Data excerpt:
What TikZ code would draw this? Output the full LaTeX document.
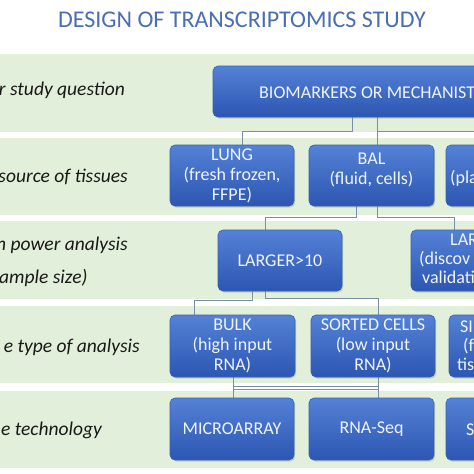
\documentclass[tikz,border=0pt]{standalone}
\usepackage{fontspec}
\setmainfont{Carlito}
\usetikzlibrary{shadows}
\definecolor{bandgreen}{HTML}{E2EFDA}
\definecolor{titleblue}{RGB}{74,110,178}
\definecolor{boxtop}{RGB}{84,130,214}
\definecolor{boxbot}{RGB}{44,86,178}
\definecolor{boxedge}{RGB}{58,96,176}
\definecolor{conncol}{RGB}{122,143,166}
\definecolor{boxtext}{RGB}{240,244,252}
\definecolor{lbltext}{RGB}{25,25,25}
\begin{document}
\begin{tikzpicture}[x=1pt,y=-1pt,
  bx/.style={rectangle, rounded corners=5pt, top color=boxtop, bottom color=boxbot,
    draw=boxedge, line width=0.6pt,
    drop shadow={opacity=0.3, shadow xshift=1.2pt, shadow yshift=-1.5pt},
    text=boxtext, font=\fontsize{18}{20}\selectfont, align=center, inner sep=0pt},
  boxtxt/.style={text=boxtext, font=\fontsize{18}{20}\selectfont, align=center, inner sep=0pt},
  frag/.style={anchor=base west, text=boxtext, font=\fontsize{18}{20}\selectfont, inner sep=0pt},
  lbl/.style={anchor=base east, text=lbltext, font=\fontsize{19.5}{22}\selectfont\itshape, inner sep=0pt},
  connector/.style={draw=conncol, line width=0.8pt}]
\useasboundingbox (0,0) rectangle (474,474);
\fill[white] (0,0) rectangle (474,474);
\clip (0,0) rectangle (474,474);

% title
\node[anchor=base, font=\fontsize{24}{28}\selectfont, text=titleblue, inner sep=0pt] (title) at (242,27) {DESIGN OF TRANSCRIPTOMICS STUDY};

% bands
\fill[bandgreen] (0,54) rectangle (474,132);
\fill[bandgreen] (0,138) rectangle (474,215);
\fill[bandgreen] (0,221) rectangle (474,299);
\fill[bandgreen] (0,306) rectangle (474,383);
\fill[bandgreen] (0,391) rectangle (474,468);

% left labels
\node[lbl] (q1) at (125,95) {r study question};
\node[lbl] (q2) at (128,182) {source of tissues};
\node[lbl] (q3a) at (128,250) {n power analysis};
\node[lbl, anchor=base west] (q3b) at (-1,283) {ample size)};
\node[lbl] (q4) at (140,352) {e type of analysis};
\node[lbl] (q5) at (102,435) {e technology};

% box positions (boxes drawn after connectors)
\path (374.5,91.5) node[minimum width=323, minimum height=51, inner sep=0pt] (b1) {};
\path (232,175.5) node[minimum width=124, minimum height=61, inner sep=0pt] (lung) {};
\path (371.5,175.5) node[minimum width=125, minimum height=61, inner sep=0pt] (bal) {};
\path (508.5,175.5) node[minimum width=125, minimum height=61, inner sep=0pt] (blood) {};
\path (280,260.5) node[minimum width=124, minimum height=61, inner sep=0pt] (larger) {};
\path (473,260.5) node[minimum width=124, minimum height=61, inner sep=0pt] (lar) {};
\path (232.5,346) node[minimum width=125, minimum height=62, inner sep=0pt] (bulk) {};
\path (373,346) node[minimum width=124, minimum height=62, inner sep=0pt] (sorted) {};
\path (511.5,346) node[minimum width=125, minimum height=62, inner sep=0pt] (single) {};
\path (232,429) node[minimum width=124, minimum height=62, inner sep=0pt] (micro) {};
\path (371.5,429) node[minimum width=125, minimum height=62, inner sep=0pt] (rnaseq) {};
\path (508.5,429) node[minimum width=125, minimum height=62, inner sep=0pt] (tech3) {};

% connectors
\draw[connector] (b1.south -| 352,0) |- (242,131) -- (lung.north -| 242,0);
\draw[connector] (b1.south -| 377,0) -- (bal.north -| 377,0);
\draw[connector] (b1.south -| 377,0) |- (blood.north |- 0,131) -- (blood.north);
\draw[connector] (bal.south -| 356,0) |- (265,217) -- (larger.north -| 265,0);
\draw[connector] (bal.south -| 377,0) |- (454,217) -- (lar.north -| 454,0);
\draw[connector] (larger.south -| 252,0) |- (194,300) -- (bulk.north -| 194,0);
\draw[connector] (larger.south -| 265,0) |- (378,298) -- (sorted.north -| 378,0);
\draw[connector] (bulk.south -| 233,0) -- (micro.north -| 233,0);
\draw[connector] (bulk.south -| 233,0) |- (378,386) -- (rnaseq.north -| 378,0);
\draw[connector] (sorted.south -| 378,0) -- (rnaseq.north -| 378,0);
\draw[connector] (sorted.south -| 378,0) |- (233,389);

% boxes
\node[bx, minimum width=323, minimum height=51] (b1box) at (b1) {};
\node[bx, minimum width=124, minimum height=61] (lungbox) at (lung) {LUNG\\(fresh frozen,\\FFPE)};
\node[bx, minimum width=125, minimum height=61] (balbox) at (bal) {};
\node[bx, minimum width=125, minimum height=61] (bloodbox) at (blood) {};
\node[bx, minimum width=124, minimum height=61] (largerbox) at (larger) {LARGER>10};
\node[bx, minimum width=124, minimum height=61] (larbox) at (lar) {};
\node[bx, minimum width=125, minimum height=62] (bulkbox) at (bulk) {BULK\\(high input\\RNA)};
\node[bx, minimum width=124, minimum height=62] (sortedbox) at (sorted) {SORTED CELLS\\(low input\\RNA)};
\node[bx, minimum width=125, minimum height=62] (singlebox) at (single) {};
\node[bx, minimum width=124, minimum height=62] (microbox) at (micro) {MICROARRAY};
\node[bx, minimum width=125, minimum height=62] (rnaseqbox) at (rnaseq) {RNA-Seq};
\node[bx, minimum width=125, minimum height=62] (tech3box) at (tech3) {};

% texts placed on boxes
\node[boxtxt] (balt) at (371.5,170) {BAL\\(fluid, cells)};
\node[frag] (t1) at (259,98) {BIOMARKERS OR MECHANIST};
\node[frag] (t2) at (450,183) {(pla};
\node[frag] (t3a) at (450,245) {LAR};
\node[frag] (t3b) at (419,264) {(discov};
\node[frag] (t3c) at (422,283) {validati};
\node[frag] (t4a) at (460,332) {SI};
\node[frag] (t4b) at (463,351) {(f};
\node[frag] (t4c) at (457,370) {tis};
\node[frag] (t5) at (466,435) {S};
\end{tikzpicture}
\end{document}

Exercise prompt: Drop the images and repeat the data exactly.

Final result:
What TikZ code would draw this? Output the full LaTeX document.
\documentclass[tikz,border=0pt]{standalone}
\usepackage{fontspec}
\setmainfont{Carlito}
\usetikzlibrary{shadows}
\definecolor{bandgreen}{HTML}{E2EFDA}
\definecolor{titleblue}{RGB}{74,110,178}
\definecolor{boxtop}{RGB}{84,130,214}
\definecolor{boxbot}{RGB}{44,86,178}
\definecolor{boxedge}{RGB}{58,96,176}
\definecolor{conncol}{RGB}{122,143,166}
\definecolor{boxtext}{RGB}{240,244,252}
\definecolor{lbltext}{RGB}{25,25,25}
\begin{document}
\begin{tikzpicture}[x=1pt,y=-1pt,
  bx/.style={rectangle, rounded corners=5pt, top color=boxtop, bottom color=boxbot,
    draw=boxedge, line width=0.6pt,
    drop shadow={opacity=0.3, shadow xshift=1.2pt, shadow yshift=-1.5pt},
    text=boxtext, font=\fontsize{18}{20}\selectfont, align=center, inner sep=0pt},
  boxtxt/.style={text=boxtext, font=\fontsize{18}{20}\selectfont, align=center, inner sep=0pt},
  frag/.style={anchor=base west, text=boxtext, font=\fontsize{18}{20}\selectfont, inner sep=0pt},
  lbl/.style={anchor=base east, text=lbltext, font=\fontsize{19.5}{22}\selectfont\itshape, inner sep=0pt},
  connector/.style={draw=conncol, line width=0.8pt}]
\useasboundingbox (0,0) rectangle (474,474);
\fill[white] (0,0) rectangle (474,474);
\clip (0,0) rectangle (474,474);

% title
\node[anchor=base, font=\fontsize{24}{28}\selectfont, text=titleblue, inner sep=0pt] (title) at (242,27) {DESIGN OF TRANSCRIPTOMICS STUDY};

% bands
\fill[bandgreen] (0,54) rectangle (474,132);
\fill[bandgreen] (0,138) rectangle (474,215);
\fill[bandgreen] (0,221) rectangle (474,299);
\fill[bandgreen] (0,306) rectangle (474,383);
\fill[bandgreen] (0,391) rectangle (474,468);

% left labels
\node[lbl] (q1) at (125,95) {r study question};
\node[lbl] (q2) at (128,182) {source of tissues};
\node[lbl] (q3a) at (128,250) {n power analysis};
\node[lbl, anchor=base west] (q3b) at (-1,283) {ample size)};
\node[lbl] (q4) at (140,352) {e type of analysis};
\node[lbl] (q5) at (102,435) {e technology};

% box positions (boxes drawn after connectors)
\path (374.5,91.5) node[minimum width=323, minimum height=51, inner sep=0pt] (b1) {};
\path (232,175.5) node[minimum width=124, minimum height=61, inner sep=0pt] (lung) {};
\path (371.5,175.5) node[minimum width=125, minimum height=61, inner sep=0pt] (bal) {};
\path (508.5,175.5) node[minimum width=125, minimum height=61, inner sep=0pt] (blood) {};
\path (280,260.5) node[minimum width=124, minimum height=61, inner sep=0pt] (larger) {};
\path (473,260.5) node[minimum width=124, minimum height=61, inner sep=0pt] (lar) {};
\path (232.5,346) node[minimum width=125, minimum height=62, inner sep=0pt] (bulk) {};
\path (373,346) node[minimum width=124, minimum height=62, inner sep=0pt] (sorted) {};
\path (511.5,346) node[minimum width=125, minimum height=62, inner sep=0pt] (single) {};
\path (232,429) node[minimum width=124, minimum height=62, inner sep=0pt] (micro) {};
\path (371.5,429) node[minimum width=125, minimum height=62, inner sep=0pt] (rnaseq) {};
\path (508.5,429) node[minimum width=125, minimum height=62, inner sep=0pt] (tech3) {};

% connectors
\draw[connector] (b1.south -| 352,0) |- (242,131) -- (lung.north -| 242,0);
\draw[connector] (b1.south -| 377,0) -- (bal.north -| 377,0);
\draw[connector] (b1.south -| 377,0) |- (blood.north |- 0,131) -- (blood.north);
\draw[connector] (bal.south -| 356,0) |- (265,217) -- (larger.north -| 265,0);
\draw[connector] (bal.south -| 377,0) |- (454,217) -- (lar.north -| 454,0);
\draw[connector] (larger.south -| 252,0) |- (194,300) -- (bulk.north -| 194,0);
\draw[connector] (larger.south -| 265,0) |- (378,298) -- (sorted.north -| 378,0);
\draw[connector] (bulk.south -| 233,0) -- (micro.north -| 233,0);
\draw[connector] (bulk.south -| 233,0) |- (378,386) -- (rnaseq.north -| 378,0);
\draw[connector] (sorted.south -| 378,0) -- (rnaseq.north -| 378,0);
\draw[connector] (sorted.south -| 378,0) |- (233,389);

% boxes
\node[bx, minimum width=323, minimum height=51] (b1box) at (b1) {};
\node[bx, minimum width=124, minimum height=61] (lungbox) at (lung) {LUNG\\(fresh frozen,\\FFPE)};
\node[bx, minimum width=125, minimum height=61] (balbox) at (bal) {};
\node[bx, minimum width=125, minimum height=61] (bloodbox) at (blood) {};
\node[bx, minimum width=124, minimum height=61] (largerbox) at (larger) {LARGER>10};
\node[bx, minimum width=124, minimum height=61] (larbox) at (lar) {};
\node[bx, minimum width=125, minimum height=62] (bulkbox) at (bulk) {BULK\\(high input\\RNA)};
\node[bx, minimum width=124, minimum height=62] (sortedbox) at (sorted) {SORTED CELLS\\(low input\\RNA)};
\node[bx, minimum width=125, minimum height=62] (singlebox) at (single) {};
\node[bx, minimum width=124, minimum height=62] (microbox) at (micro) {MICROARRAY};
\node[bx, minimum width=125, minimum height=62] (rnaseqbox) at (rnaseq) {RNA-Seq};
\node[bx, minimum width=125, minimum height=62] (tech3box) at (tech3) {};

% texts placed on boxes
\node[boxtxt] (balt) at (371.5,170) {BAL\\(fluid, cells)};
\node[frag] (t1) at (259,98) {BIOMARKERS OR MECHANIST};
\node[frag] (t2) at (450,183) {(pla};
\node[frag] (t3a) at (450,245) {LAR};
\node[frag] (t3b) at (419,264) {(discov};
\node[frag] (t3c) at (422,283) {validati};
\node[frag] (t4a) at (460,332) {SI};
\node[frag] (t4b) at (463,351) {(f};
\node[frag] (t4c) at (457,370) {tis};
\node[frag] (t5) at (466,435) {S};
\end{tikzpicture}
\end{document}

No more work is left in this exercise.